§ GOAL
Restate the entries word for word, omitting nothing.

§ INPUT RECORDS
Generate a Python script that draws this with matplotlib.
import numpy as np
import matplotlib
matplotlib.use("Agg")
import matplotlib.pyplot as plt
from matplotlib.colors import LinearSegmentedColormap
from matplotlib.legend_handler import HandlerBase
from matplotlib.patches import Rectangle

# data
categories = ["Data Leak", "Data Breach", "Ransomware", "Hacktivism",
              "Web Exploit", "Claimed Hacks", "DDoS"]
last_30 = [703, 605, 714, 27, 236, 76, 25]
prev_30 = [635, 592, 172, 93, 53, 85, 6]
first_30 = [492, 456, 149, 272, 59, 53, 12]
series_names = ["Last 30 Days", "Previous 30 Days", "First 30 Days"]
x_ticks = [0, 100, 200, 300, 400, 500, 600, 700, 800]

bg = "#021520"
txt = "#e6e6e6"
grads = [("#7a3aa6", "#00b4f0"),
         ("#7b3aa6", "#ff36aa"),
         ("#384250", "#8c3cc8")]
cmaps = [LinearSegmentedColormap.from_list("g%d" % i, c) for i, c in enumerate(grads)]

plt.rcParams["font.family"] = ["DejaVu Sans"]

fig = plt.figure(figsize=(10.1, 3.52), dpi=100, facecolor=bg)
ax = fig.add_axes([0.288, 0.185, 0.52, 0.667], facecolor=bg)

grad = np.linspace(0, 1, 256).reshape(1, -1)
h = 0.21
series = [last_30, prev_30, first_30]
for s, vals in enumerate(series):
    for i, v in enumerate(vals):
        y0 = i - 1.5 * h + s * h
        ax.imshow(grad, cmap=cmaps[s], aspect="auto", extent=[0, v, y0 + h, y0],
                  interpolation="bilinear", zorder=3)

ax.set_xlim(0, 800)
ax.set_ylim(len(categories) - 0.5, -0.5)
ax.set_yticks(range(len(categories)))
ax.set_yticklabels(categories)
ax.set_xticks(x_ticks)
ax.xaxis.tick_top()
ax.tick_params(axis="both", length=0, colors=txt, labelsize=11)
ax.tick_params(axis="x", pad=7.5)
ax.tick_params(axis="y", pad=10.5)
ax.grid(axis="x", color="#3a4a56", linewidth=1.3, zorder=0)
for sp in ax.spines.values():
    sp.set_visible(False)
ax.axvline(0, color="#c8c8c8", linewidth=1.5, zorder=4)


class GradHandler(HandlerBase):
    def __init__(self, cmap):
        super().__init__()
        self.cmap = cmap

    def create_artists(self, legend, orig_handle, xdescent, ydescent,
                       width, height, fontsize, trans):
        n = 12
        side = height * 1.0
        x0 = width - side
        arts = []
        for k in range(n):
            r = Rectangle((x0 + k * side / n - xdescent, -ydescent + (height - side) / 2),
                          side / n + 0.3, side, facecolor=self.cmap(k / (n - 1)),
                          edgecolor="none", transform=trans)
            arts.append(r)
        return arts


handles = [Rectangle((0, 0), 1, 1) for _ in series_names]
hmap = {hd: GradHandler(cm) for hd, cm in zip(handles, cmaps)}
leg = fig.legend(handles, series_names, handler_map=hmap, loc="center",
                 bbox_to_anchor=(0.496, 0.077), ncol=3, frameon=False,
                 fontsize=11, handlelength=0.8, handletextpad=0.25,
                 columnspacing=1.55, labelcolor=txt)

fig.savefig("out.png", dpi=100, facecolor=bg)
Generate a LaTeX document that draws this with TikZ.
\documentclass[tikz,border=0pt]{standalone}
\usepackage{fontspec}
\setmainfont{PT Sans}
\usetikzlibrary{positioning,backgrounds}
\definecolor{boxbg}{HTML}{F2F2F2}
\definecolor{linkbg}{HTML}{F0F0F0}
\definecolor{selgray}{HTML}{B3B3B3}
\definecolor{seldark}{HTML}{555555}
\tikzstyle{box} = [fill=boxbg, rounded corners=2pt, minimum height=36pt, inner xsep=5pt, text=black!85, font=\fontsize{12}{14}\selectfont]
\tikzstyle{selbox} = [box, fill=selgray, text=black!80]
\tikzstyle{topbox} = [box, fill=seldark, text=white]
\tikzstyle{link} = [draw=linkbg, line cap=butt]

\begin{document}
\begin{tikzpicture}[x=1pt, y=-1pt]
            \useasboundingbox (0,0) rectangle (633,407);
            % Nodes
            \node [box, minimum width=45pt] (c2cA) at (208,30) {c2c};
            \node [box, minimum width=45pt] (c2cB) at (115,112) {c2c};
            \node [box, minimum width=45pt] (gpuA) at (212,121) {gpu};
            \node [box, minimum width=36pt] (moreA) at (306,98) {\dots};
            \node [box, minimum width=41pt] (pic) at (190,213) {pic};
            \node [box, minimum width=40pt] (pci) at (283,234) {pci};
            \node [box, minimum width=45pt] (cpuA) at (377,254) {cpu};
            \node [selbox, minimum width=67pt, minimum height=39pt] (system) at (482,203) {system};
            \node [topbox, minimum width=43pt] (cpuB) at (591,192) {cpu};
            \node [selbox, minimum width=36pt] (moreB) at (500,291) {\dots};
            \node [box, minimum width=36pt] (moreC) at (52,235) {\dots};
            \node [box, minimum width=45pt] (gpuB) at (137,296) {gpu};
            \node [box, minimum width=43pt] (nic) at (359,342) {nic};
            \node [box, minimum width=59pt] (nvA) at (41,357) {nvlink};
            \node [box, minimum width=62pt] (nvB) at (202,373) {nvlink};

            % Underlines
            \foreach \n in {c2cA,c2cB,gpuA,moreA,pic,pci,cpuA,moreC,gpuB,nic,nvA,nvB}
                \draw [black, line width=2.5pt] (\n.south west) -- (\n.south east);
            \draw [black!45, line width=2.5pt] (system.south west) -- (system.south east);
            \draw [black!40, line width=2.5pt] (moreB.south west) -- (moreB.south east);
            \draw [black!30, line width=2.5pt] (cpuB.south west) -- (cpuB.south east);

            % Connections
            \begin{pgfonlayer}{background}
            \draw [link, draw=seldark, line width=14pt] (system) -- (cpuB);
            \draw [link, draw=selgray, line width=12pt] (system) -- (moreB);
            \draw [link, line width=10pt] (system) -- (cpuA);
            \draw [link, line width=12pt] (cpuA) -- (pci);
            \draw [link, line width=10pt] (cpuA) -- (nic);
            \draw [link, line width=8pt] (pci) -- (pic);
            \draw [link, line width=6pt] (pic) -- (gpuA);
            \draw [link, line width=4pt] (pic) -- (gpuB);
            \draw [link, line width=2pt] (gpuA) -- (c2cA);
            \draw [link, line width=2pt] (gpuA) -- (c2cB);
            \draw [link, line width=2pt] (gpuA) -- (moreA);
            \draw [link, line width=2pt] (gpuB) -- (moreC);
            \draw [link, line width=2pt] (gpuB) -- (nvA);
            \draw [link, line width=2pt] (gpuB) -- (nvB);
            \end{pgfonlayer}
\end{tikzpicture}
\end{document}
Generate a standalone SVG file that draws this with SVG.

§ COMPLETE OUTPUT
Generate a Python script that draws this with matplotlib.
import numpy as np
import matplotlib
matplotlib.use("Agg")
import matplotlib.pyplot as plt
from matplotlib.colors import LinearSegmentedColormap
from matplotlib.legend_handler import HandlerBase
from matplotlib.patches import Rectangle

# data
categories = ["Data Leak", "Data Breach", "Ransomware", "Hacktivism",
              "Web Exploit", "Claimed Hacks", "DDoS"]
last_30 = [703, 605, 714, 27, 236, 76, 25]
prev_30 = [635, 592, 172, 93, 53, 85, 6]
first_30 = [492, 456, 149, 272, 59, 53, 12]
series_names = ["Last 30 Days", "Previous 30 Days", "First 30 Days"]
x_ticks = [0, 100, 200, 300, 400, 500, 600, 700, 800]

bg = "#021520"
txt = "#e6e6e6"
grads = [("#7a3aa6", "#00b4f0"),
         ("#7b3aa6", "#ff36aa"),
         ("#384250", "#8c3cc8")]
cmaps = [LinearSegmentedColormap.from_list("g%d" % i, c) for i, c in enumerate(grads)]

plt.rcParams["font.family"] = ["DejaVu Sans"]

fig = plt.figure(figsize=(10.1, 3.52), dpi=100, facecolor=bg)
ax = fig.add_axes([0.288, 0.185, 0.52, 0.667], facecolor=bg)

grad = np.linspace(0, 1, 256).reshape(1, -1)
h = 0.21
series = [last_30, prev_30, first_30]
for s, vals in enumerate(series):
    for i, v in enumerate(vals):
        y0 = i - 1.5 * h + s * h
        ax.imshow(grad, cmap=cmaps[s], aspect="auto", extent=[0, v, y0 + h, y0],
                  interpolation="bilinear", zorder=3)

ax.set_xlim(0, 800)
ax.set_ylim(len(categories) - 0.5, -0.5)
ax.set_yticks(range(len(categories)))
ax.set_yticklabels(categories)
ax.set_xticks(x_ticks)
ax.xaxis.tick_top()
ax.tick_params(axis="both", length=0, colors=txt, labelsize=11)
ax.tick_params(axis="x", pad=7.5)
ax.tick_params(axis="y", pad=10.5)
ax.grid(axis="x", color="#3a4a56", linewidth=1.3, zorder=0)
for sp in ax.spines.values():
    sp.set_visible(False)
ax.axvline(0, color="#c8c8c8", linewidth=1.5, zorder=4)


class GradHandler(HandlerBase):
    def __init__(self, cmap):
        super().__init__()
        self.cmap = cmap

    def create_artists(self, legend, orig_handle, xdescent, ydescent,
                       width, height, fontsize, trans):
        n = 12
        side = height * 1.0
        x0 = width - side
        arts = []
        for k in range(n):
            r = Rectangle((x0 + k * side / n - xdescent, -ydescent + (height - side) / 2),
                          side / n + 0.3, side, facecolor=self.cmap(k / (n - 1)),
                          edgecolor="none", transform=trans)
            arts.append(r)
        return arts


handles = [Rectangle((0, 0), 1, 1) for _ in series_names]
hmap = {hd: GradHandler(cm) for hd, cm in zip(handles, cmaps)}
leg = fig.legend(handles, series_names, handler_map=hmap, loc="center",
                 bbox_to_anchor=(0.496, 0.077), ncol=3, frameon=False,
                 fontsize=11, handlelength=0.8, handletextpad=0.25,
                 columnspacing=1.55, labelcolor=txt)

fig.savefig("out.png", dpi=100, facecolor=bg)
Generate a LaTeX document that draws this with TikZ.
\documentclass[tikz,border=0pt]{standalone}
\usepackage{fontspec}
\setmainfont{PT Sans}
\usetikzlibrary{positioning,backgrounds}
\definecolor{boxbg}{HTML}{F2F2F2}
\definecolor{linkbg}{HTML}{F0F0F0}
\definecolor{selgray}{HTML}{B3B3B3}
\definecolor{seldark}{HTML}{555555}
\tikzstyle{box} = [fill=boxbg, rounded corners=2pt, minimum height=36pt, inner xsep=5pt, text=black!85, font=\fontsize{12}{14}\selectfont]
\tikzstyle{selbox} = [box, fill=selgray, text=black!80]
\tikzstyle{topbox} = [box, fill=seldark, text=white]
\tikzstyle{link} = [draw=linkbg, line cap=butt]

\begin{document}
\begin{tikzpicture}[x=1pt, y=-1pt]
            \useasboundingbox (0,0) rectangle (633,407);
            % Nodes
            \node [box, minimum width=45pt] (c2cA) at (208,30) {c2c};
            \node [box, minimum width=45pt] (c2cB) at (115,112) {c2c};
            \node [box, minimum width=45pt] (gpuA) at (212,121) {gpu};
            \node [box, minimum width=36pt] (moreA) at (306,98) {\dots};
            \node [box, minimum width=41pt] (pic) at (190,213) {pic};
            \node [box, minimum width=40pt] (pci) at (283,234) {pci};
            \node [box, minimum width=45pt] (cpuA) at (377,254) {cpu};
            \node [selbox, minimum width=67pt, minimum height=39pt] (system) at (482,203) {system};
            \node [topbox, minimum width=43pt] (cpuB) at (591,192) {cpu};
            \node [selbox, minimum width=36pt] (moreB) at (500,291) {\dots};
            \node [box, minimum width=36pt] (moreC) at (52,235) {\dots};
            \node [box, minimum width=45pt] (gpuB) at (137,296) {gpu};
            \node [box, minimum width=43pt] (nic) at (359,342) {nic};
            \node [box, minimum width=59pt] (nvA) at (41,357) {nvlink};
            \node [box, minimum width=62pt] (nvB) at (202,373) {nvlink};

            % Underlines
            \foreach \n in {c2cA,c2cB,gpuA,moreA,pic,pci,cpuA,moreC,gpuB,nic,nvA,nvB}
                \draw [black, line width=2.5pt] (\n.south west) -- (\n.south east);
            \draw [black!45, line width=2.5pt] (system.south west) -- (system.south east);
            \draw [black!40, line width=2.5pt] (moreB.south west) -- (moreB.south east);
            \draw [black!30, line width=2.5pt] (cpuB.south west) -- (cpuB.south east);

            % Connections
            \begin{pgfonlayer}{background}
            \draw [link, draw=seldark, line width=14pt] (system) -- (cpuB);
            \draw [link, draw=selgray, line width=12pt] (system) -- (moreB);
            \draw [link, line width=10pt] (system) -- (cpuA);
            \draw [link, line width=12pt] (cpuA) -- (pci);
            \draw [link, line width=10pt] (cpuA) -- (nic);
            \draw [link, line width=8pt] (pci) -- (pic);
            \draw [link, line width=6pt] (pic) -- (gpuA);
            \draw [link, line width=4pt] (pic) -- (gpuB);
            \draw [link, line width=2pt] (gpuA) -- (c2cA);
            \draw [link, line width=2pt] (gpuA) -- (c2cB);
            \draw [link, line width=2pt] (gpuA) -- (moreA);
            \draw [link, line width=2pt] (gpuB) -- (moreC);
            \draw [link, line width=2pt] (gpuB) -- (nvA);
            \draw [link, line width=2pt] (gpuB) -- (nvB);
            \end{pgfonlayer}
\end{tikzpicture}
\end{document}
Generate a standalone SVG file that draws this with SVG.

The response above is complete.